Monday, January 31, 2011

Question of the day

This morning I was am doing a bit of reading blogs, and came across this gem at "Rebels", here
What a nice design! and so simple too, I think partly I like it so much because of the fabrics.  I have a very similar bunch of colors that are from various "Japanese taupe" groups. Will I start this today???
Plus, I can look out the window and see many of these colors!  the white snow, muted blue sky, gray brown tree trunks and branches, hmmm.

What will happen? start new or work on an existing project???

Sunday, January 30, 2011


"I have measured out my life in coffee spoons" T.S. Eliot

Saturday, January 29, 2011

Saturday Surprise Block 11

This is the block for Saturday, Kite in the Air.  The names of the blocks can be pretty arbitrary.
I like the way the Art to Heart block turned out, but the batik one sort of looks a bit muddy.
 I decided to try posting the instructions here in case someone wants to try it out.  However, the format needs to be a bit different, because I can't seem to copy a table from my word processing program to paste here.

 Cutting Chart:
Fabric I:  Green Batik or Green Art to Heart: (you need about 7" x 11" piece of fabric)
              Three squares 3 x 3"
              4 squares, 2" x 2"
              4 squares, 1-1/2" x 1-1/2"  

Fabric II:  Blue   (7" x 19")
              4 rectangles, 2" x 9-1/2"
              4 rectangles, 2" x 4-1/2"   

Fabric III: Dark Brown batik or  Red Art to Heart ( 4" x 15")
             Three squares 3" x 3"
             2 squares, 2-1/2" x 2-1/2"  

Fabric IV: Light colored batik or off white Art to Heart  (7"x 8-1/2"
            4 rectangles, 1-1/2" x 7-1/2"   

 Step One: Make the six half-square triangle units using Fabrics I and III (___________________________________)
Layer the three 3" squares together into pairs, then cut in half diagonally once.  Sew a scant 1/4" seam on the diagonal edges.  Press seams toward the darker fabric.  Trim 2 of them to measure 2-1/2" square.
Use the 2  units to make the center four-patch, together with the two 2-1/2" squares of Fabric III (__________________) It should measure 4-1/2" square.
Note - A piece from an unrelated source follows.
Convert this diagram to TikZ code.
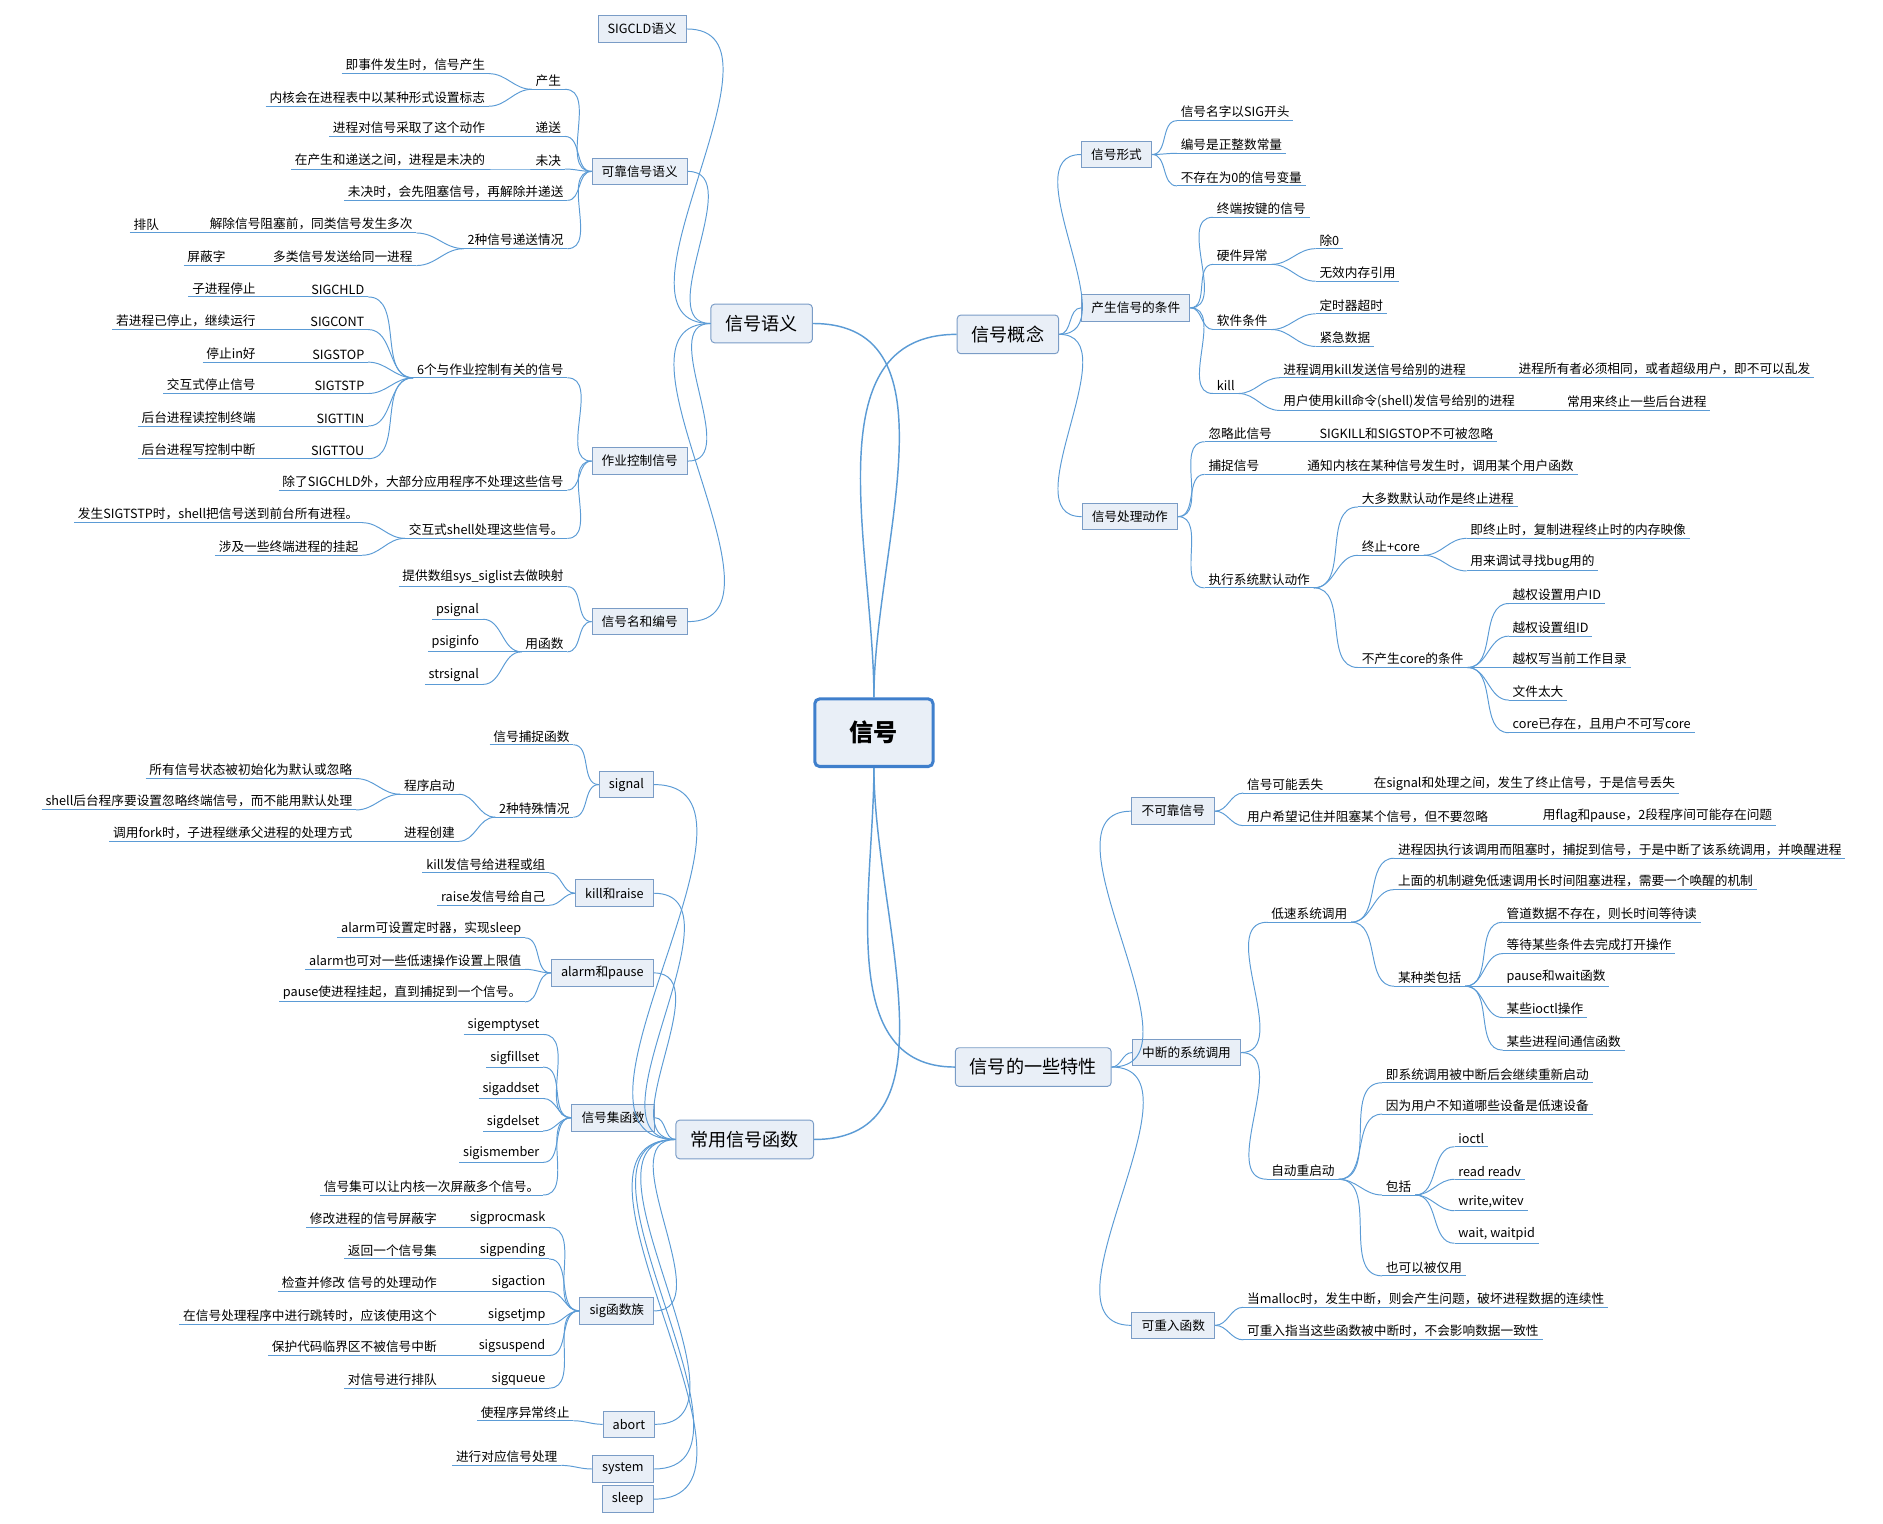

Trim the remaining 4 half-square triangle units to 2" x 2".

Step 2:
Sew 2 of the 2" x 4-1/2" rectangles of Fabric II (____________________) to the sides of the center unit.  Press the seams outward.  Sew a 2" square of Fabric I to each end of the other two short rectangles.  Add these to the top and bottom of the unit, making the seams nestle together at the intersections. 

Repeat step 2 for the next round using the rectangles of Fabric IV (_____________________) and the 1-1/2" squares of Fabric I (___________________)

Repeat again using the remaining, trimmed  half square triangle units from step one and the last rectangles of Fabric II (________________).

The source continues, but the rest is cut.